To call Tod Huetet Uebel black metal would be misleading. Hailing from Lisban, Portugal, this duo plays a particularly aggressive brand of post-black. While the almost constant, hammering blastbeats and shrieks are familiar to the former genre, the inclusion of death metal vocals and post-metal guitar work stop it short of riding alongside acts like Mayhem or Darkthrone. That having been said, don't expect to hear Drudkh or Ghost Bath either. These guys are animals.

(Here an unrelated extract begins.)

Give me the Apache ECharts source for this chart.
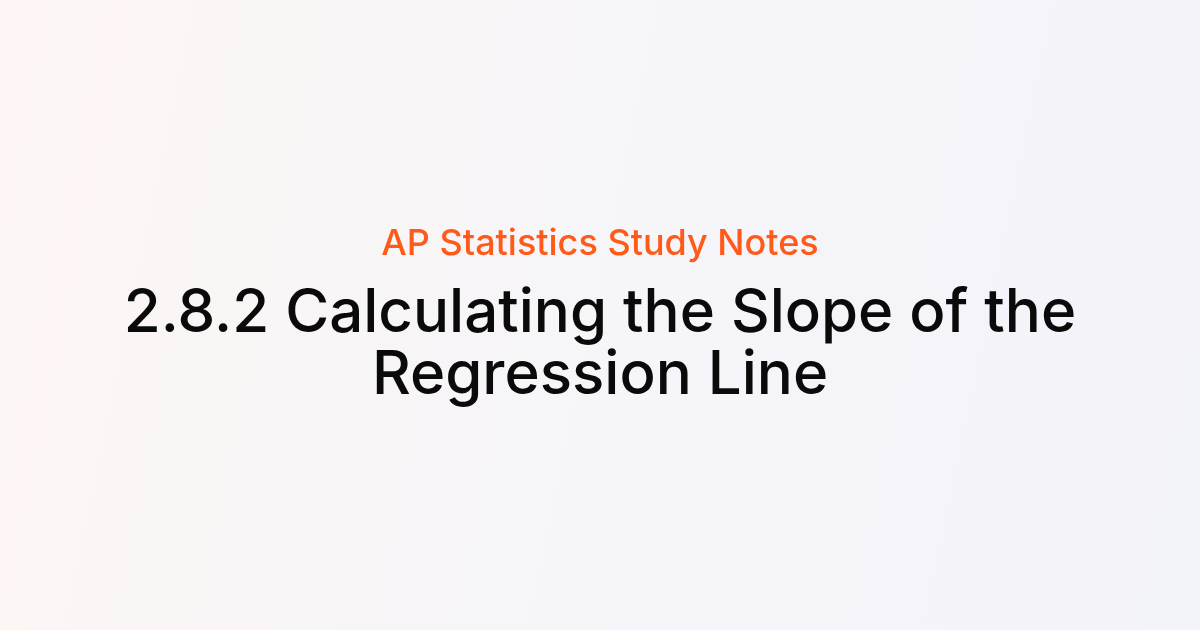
<!DOCTYPE html>
<html>
<head>
<meta charset="utf-8">
<script src="https://cdn.jsdelivr.net/npm/echarts@6/dist/echarts.min.js"></script>
<style>
html,body{margin:0;padding:0;width:1200px;height:630px;overflow:hidden;}
#c{width:1200px;height:630px;}
</style>
</head>
<body>
<div id="c"></div>
<script>
const subtitleText = "AP Statistics Study Notes";
const titleLines = ["2.8.2 Calculating the Slope of the", "Regression Line"];

const chart = echarts.init(document.getElementById('c'), null, {renderer: 'canvas'});
const fontFamily = 'Inter, "Noto Sans", sans-serif';
const graphics = [
  {
    type: 'rect', left: 0, top: 0, z: -1,
    shape: {width: 1200, height: 630},
    style: {
      fill: new echarts.graphic.LinearGradient(0, 0.3, 1, 0.7, [
        {offset: 0, color: '#fdf6f4'},
        {offset: 0.5, color: '#f6f5f8'},
        {offset: 1, color: '#f3f3fa'}
      ])
    }
  },
  {
    type: 'text', x: 600, y: 226,
    style: {
      text: subtitleText, fill: '#ff5a1a',
      font: '500 36px ' + fontFamily,
      textAlign: 'center', textVerticalAlign: 'top'
    }
  }
];
titleLines.forEach((t, i) => {
  graphics.push({
    type: 'text', x: 600, y: 284 + i * 62,
    style: {
      text: t, fill: '#0a0a0a',
      font: '500 60px ' + fontFamily,
      textAlign: 'center', textVerticalAlign: 'top'
    }
  });
});
chart.setOption({
  backgroundColor: '#f6f5f8',
  graphic: graphics
});
</script>
</body>
</html>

For the most part, Malicia is a no holds barred marathon. The drums absolutely shine in their relentless calisthenics. I am someone who is not fond of the endless blastbeat, but Tod Huetet Uebel manage to berate you with them just long enough before switching to an equally enthralling double bass, new cymbal pattern, or machine-gun tom fill.
When paired with the absolutely hellish vocals and ringing, wall-of-sound guitars; Malicia has an absolutely suffocating atmosphere. I mined my varied musical tastes to most aptly describe these vocals, but the best comparison I could come up with was the intro track to Slipknot's Iowa. Voices will drag out and overlap in howls, croaks, and hoarse screams that can be quite chilling. Guitars favor rapidly strummed, depressive minor key chords along with the occasional picked hook not unlike a more post-metal version of Immortal's At the Heart of Winter.
Yet for all of its intensity, Malicia is not something I really bang my head to. The onslaught paradoxically permeates a strange, soothing quality. It reminds me of the comfort I find in listening to a particularly heavy thunderstorm through the bedroom window. There are also a few breaks in the action that further showcase the album's more calming attributes. The opening guitar line and other moments like on “I” feature some cleaner, traditional post metal leads, while “XII” features an interlude that brought strong comparisons to Tool's “Schism.”
Final verdict: instant buy. I was already eying the price tag on this one after the first track. Luckily for everyone, the added bonus was that this is a pay-what-you-want on bandcamp. Who could say no to that? Between the malice-filled vocals and the ineffable drumming, Malica lept into the top 10 albums I have heard from this year so far (and that number is pretty high already). Check it out today and support yet another solid up-and-comer.